Varying Standards of Review

Courts do not apply one single test to all association cases. The standard shifts depending on what the government is doing and what type of association is involved:

  • Expressive association: When the government forces a group to accept unwanted members, courts ask whether the forced inclusion significantly affects the group’s ability to advocate its viewpoints, then balance the burden against the state’s interest in the regulation.
  • Compelled disclosure: When the government demands membership lists or donor information, courts apply “exacting scrutiny,” requiring a substantial relationship between the disclosure requirement and a sufficiently important government interest, plus narrow tailoring.11Justia. Americans for Prosperity Foundation v. Bonta, 594 U.S. ___ (2021)
  • Political association: When election regulations burden a party’s internal processes, courts weigh the degree of infringement against the legitimacy, strength, and necessity of the government’s interests.

In each context, the government must show a strong justification and a reasonably tailored approach. But calling every association case “strict scrutiny” overstates it—the framework is more nuanced than a single label suggests.

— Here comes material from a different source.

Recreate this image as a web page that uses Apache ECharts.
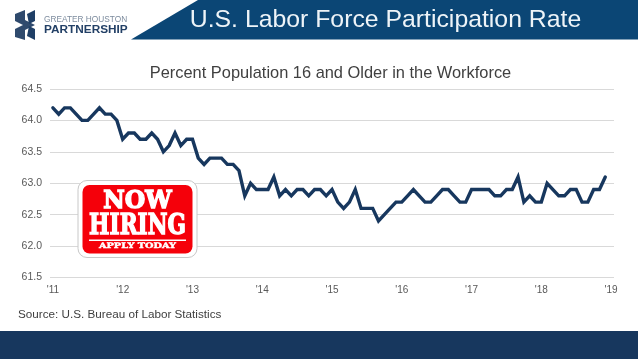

Tax-Exempt Organizations and Political Activity

Organizations that claim tax-exempt status under Section 501(c)(3) of the Internal Revenue Code accept a specific restriction on their associational activity: they cannot participate in, or intervene in, any political campaign on behalf of or in opposition to any candidate for public office.16Office of the Law Revision Counsel. 26 USC 501 – Exemption From Tax on Corporations, Certain Trusts, Etc. This covers endorsements, candidate ratings, financial contributions to campaigns, and using organizational resources for campaign work. Violating this prohibition can result in revocation of tax-exempt status. The trade-off is explicit: the tax benefit comes with a limit on certain forms of political association.